Research has shown that the majority of shop workers do not welcome the opportunity to work longer hours on a Sunday. I commend Ministers for including improved legal protections in the current provisions, but the practical reality in the workplace is that if someone is worried about losing their job, they will not want to ask for a special concession not to have to work on a Sunday. Similarly, if someone wants a promotion, they will not want to ask for that concession, because their competitors in the promotion stakes might not ask for a comparable one.

I welcome the Government amendment, which did make it on to the amendment paper, to give local authorities the power to restrict Sunday trading to zones, but I am concerned that the zoning is potentially too broad in its impact. For example, it would not be strong enough to avoid a combined local authority-wide mega-zone occurring, which, in my view, would have an excessively negative impact. A trial would also make it difficult to discern the selected impacts on different businesses within such a wide zone.

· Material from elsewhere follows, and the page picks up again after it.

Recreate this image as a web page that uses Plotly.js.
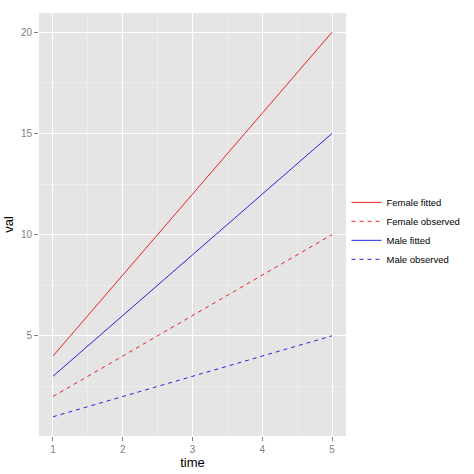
<!DOCTYPE html>
<html>
<head>
<meta charset="utf-8">
<script src="https://cdn.plot.ly/plotly-3.0.1.min.js"></script>
<style>html,body{margin:0;padding:0;background:#fff;}#chart{width:474px;height:474px;}</style>
</head>
<body>
<div id="chart"></div>
<script>
const time = [1, 2, 3, 4, 5];
const femaleFitted = [4, 8, 12, 16, 20];
const femaleObserved = [2, 4, 6, 8, 10];
const maleFitted = [3, 6, 9, 12, 15];
const maleObserved = [1, 2, 3, 4, 5];
const seriesNames = ["Female fitted", "Female observed", "Male fitted", "Male observed"];
const xTicks = [1, 2, 3, 4, 5];
const yTicks = [5, 10, 15, 20];

const red = "#e8231f";
const blue = "#2323e0";
const traces = [
  {x: time, y: femaleFitted, name: seriesNames[0], line: {color: red, width: 1}},
  {x: time, y: femaleObserved, name: seriesNames[1], line: {color: red, width: 1, dash: "4px,4px"}},
  {x: time, y: maleFitted, name: seriesNames[2], line: {color: blue, width: 1}},
  {x: time, y: maleObserved, name: seriesNames[3], line: {color: blue, width: 1, dash: "4px,4px"}}
].map(t => Object.assign({type: "scatter", mode: "lines"}, t));

const axisCommon = {
  showline: false, zeroline: false,
  ticks: "outside", ticklen: 4, tickwidth: 1, tickcolor: "#7f7f7f",
  tickfont: {family: "Liberation Sans, Arial, sans-serif", size: 10, color: "#7f7f7f"},
  showgrid: true, gridcolor: "#ffffff", gridwidth: 1,
  title: {font: {family: "Liberation Sans, Arial, sans-serif", size: 13, color: "#000"}}
};

const layout = {
  width: 474, height: 474,
  paper_bgcolor: "#ffffff", plot_bgcolor: "#e5e5e5",
  margin: {l: 39, r: 128, t: 13, b: 38},
  showlegend: true,
  legend: {
    xref: "container", yref: "container",
    x: 0.731, xanchor: "left", y: 0.513, yanchor: "middle",
    bgcolor: "rgba(0,0,0,0)", itemwidth: 30,
    font: {family: "Liberation Sans, Arial, sans-serif", size: 9.5, color: "#000"},
    tracegroupgap: 0
  },
  xaxis: Object.assign({}, axisCommon, {
    range: [0.8, 5.2], tickvals: xTicks, ticktext: xTicks.map(String),
    minor: {dtick: 0.5, tick0: 0.5, showgrid: true, gridcolor: "#f2f2f2", gridwidth: 0.6, ticks: ""},
    title: {text: "time", standoff: 1, font: axisCommon.title.font}
  }),
  yaxis: Object.assign({}, axisCommon, {
    range: [0.05, 20.95], tickvals: yTicks, ticktext: yTicks.map(String),
    minor: {dtick: 2.5, tick0: 0, showgrid: true, gridcolor: "#f2f2f2", gridwidth: 0.6, ticks: ""},
    title: {text: "val", standoff: 4, font: axisCommon.title.font}
  })
};

Plotly.newPlot("chart", traces, layout, {displayModeBar: false, staticPlot: true});
</script>
</body>
</html>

It is obviously not the Minister’s fault that the manuscript amendment was not selected. He indicated that it gave us a feeling for what he would like to do—it was a valiant effort—but the difficulty for parliamentarians is that it is not actually on the amendment paper. As somebody said, we need an amendment that we can feel and touch. I believe that a compromise that benefits families and UK competition lies in the tourist-zone model. I strongly encourage Members to support this compromise.